**Source code of charts**.
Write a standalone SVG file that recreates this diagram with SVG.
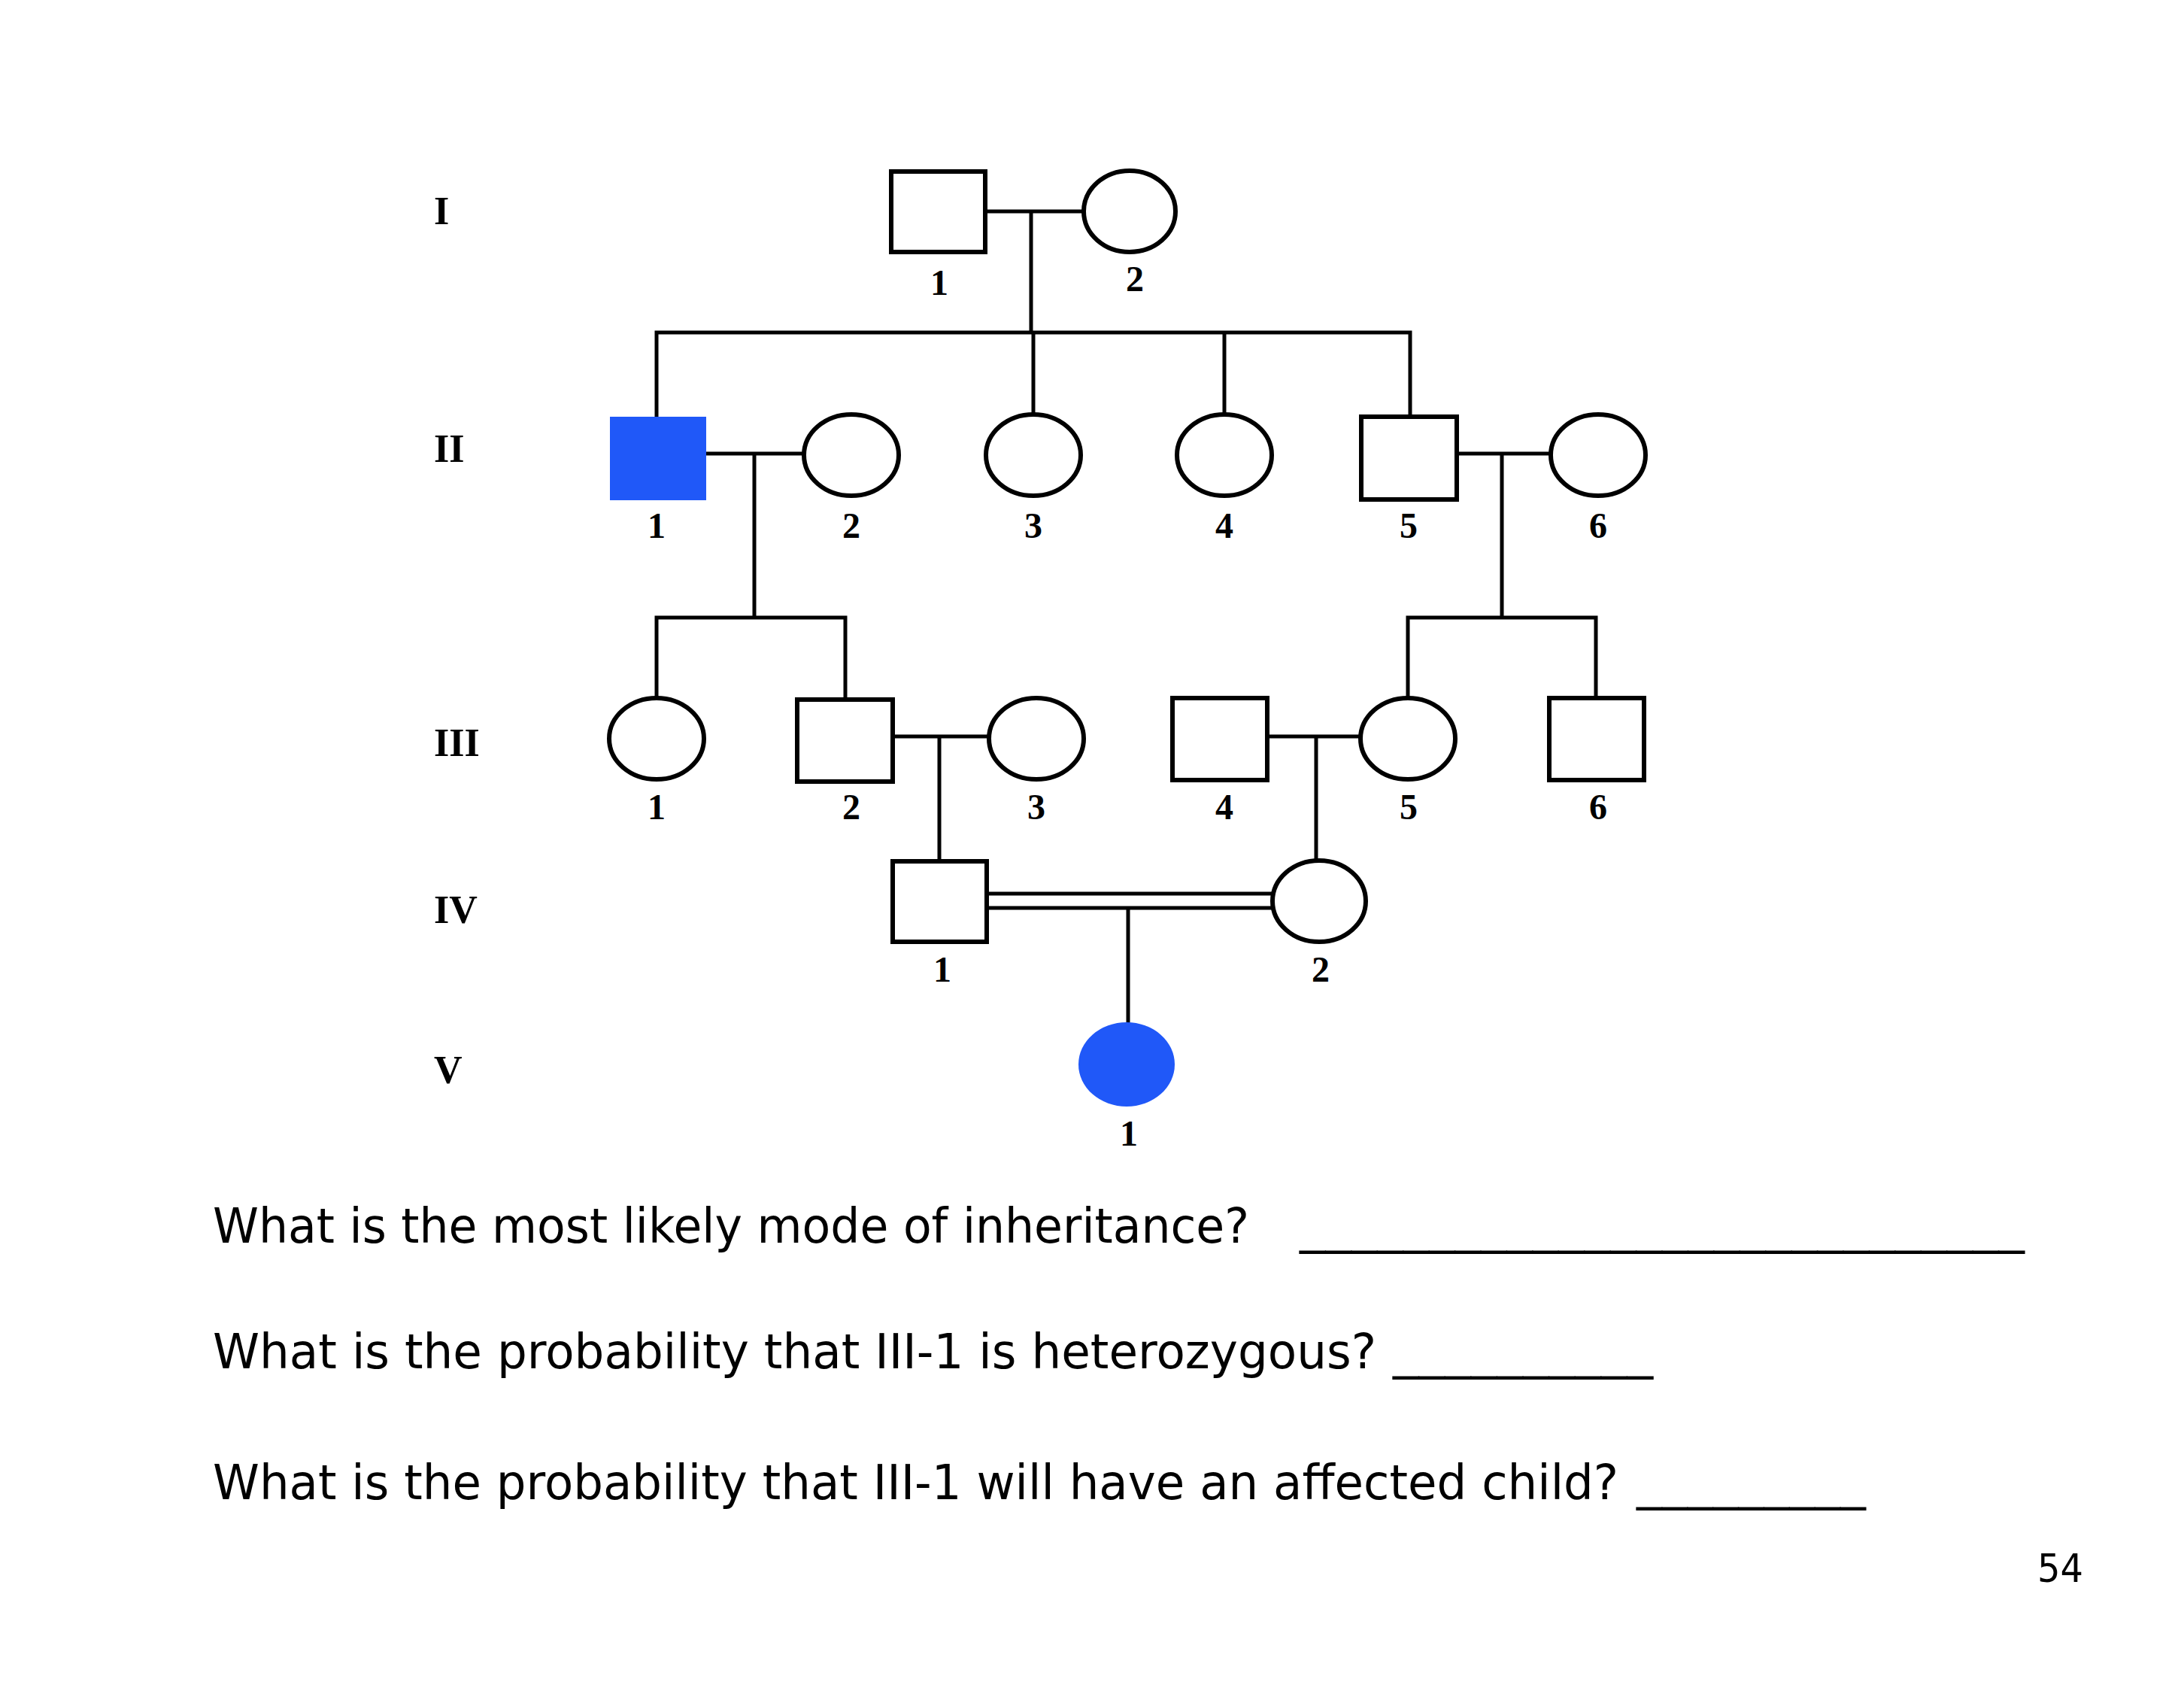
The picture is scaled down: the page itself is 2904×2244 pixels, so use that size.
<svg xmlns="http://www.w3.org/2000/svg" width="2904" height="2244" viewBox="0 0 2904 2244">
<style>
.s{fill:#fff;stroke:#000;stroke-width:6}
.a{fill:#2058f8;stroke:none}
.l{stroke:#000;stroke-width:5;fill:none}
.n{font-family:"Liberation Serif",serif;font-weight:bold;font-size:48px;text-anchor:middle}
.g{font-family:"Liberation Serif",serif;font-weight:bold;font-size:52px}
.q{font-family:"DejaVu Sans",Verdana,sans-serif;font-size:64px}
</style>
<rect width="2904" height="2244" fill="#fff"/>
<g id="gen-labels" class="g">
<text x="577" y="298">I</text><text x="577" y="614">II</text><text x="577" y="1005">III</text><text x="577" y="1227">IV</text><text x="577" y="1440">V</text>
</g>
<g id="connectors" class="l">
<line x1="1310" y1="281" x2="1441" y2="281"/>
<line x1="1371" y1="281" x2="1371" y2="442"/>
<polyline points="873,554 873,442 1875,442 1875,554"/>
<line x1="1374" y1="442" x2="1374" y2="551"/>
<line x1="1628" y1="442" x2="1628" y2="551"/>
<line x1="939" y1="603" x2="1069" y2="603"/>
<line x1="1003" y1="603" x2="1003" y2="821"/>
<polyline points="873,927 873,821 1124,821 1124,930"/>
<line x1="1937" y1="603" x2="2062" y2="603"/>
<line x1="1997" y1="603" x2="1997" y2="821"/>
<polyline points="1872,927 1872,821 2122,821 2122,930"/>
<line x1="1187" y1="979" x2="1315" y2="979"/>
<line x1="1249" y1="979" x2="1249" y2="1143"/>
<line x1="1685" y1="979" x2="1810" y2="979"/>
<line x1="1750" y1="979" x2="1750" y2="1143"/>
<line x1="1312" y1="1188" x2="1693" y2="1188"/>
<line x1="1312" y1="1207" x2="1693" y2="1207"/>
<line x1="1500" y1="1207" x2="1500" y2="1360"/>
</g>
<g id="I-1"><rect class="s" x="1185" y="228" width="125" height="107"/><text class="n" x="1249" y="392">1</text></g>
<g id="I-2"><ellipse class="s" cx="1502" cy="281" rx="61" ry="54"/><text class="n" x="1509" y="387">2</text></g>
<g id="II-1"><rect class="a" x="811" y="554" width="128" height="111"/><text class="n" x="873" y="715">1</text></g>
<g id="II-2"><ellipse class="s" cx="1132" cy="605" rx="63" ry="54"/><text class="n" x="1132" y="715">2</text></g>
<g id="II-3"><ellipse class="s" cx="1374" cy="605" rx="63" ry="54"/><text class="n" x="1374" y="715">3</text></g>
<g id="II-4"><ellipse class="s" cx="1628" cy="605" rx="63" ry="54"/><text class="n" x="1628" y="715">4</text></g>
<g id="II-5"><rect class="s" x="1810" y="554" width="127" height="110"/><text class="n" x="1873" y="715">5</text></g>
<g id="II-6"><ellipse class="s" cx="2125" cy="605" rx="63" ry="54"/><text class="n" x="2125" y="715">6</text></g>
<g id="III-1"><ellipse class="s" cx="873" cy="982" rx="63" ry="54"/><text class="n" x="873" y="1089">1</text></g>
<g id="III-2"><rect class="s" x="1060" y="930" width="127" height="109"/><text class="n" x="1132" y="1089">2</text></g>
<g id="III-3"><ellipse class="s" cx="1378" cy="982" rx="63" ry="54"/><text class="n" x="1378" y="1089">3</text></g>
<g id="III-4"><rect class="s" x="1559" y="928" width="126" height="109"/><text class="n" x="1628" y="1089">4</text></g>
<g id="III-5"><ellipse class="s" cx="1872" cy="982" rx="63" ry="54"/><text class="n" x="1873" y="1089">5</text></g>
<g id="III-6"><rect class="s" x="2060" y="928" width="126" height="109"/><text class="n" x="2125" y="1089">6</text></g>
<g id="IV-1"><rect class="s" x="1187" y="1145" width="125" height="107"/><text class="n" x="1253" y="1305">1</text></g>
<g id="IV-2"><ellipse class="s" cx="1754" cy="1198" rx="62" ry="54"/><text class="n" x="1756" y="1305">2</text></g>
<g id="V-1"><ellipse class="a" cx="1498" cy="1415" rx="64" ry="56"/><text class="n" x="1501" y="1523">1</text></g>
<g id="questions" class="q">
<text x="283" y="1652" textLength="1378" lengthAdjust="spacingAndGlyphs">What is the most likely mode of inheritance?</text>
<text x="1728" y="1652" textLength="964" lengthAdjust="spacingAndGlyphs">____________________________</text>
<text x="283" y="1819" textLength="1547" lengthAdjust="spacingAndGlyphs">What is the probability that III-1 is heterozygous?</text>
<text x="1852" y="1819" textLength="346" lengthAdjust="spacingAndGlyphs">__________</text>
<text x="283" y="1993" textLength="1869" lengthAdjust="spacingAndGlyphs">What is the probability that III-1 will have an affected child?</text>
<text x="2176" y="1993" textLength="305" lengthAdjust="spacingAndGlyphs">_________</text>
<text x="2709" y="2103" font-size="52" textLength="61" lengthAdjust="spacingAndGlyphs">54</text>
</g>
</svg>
--
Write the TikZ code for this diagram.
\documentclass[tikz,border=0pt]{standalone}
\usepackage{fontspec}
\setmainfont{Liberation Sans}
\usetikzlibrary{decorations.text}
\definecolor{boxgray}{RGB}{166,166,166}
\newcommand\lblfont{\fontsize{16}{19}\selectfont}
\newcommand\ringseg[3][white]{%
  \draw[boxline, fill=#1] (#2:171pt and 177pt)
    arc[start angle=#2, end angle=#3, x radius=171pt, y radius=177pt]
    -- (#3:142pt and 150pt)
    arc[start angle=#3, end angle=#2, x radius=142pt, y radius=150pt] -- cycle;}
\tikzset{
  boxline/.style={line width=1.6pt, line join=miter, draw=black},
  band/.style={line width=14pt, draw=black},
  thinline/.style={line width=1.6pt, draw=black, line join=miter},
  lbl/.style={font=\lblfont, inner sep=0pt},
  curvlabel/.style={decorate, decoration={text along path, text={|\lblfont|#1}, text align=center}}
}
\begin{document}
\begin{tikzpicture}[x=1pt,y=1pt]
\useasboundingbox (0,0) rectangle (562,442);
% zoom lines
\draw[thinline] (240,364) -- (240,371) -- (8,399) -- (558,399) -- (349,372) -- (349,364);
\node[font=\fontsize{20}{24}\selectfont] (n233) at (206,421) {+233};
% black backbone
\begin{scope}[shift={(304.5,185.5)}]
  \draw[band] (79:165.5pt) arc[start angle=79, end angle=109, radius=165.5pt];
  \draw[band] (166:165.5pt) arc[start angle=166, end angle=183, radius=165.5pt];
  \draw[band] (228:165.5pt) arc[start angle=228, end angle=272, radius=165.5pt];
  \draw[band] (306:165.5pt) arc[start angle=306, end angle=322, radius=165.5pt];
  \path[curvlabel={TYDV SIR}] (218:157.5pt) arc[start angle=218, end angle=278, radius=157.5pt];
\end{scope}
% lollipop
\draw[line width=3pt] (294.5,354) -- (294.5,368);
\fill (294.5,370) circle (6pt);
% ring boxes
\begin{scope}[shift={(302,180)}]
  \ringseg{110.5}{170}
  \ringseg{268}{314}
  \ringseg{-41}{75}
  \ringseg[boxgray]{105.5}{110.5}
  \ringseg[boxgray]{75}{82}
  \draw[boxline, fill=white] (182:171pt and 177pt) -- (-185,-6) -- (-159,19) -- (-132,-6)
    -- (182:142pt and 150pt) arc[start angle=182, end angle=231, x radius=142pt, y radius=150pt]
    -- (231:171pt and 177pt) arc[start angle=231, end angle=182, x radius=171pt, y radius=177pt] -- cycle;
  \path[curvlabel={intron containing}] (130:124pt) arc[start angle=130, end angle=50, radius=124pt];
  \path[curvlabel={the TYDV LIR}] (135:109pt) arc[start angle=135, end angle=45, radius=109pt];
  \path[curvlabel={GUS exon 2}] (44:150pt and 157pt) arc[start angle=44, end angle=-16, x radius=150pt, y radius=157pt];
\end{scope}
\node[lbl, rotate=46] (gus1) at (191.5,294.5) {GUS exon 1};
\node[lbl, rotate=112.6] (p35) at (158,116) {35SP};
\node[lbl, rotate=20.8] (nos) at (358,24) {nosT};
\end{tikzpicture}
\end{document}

**WHAT YOU WILL DO**. Each line above that includes "Write" counts once; state the total and nothing more.

**REPLY**. 2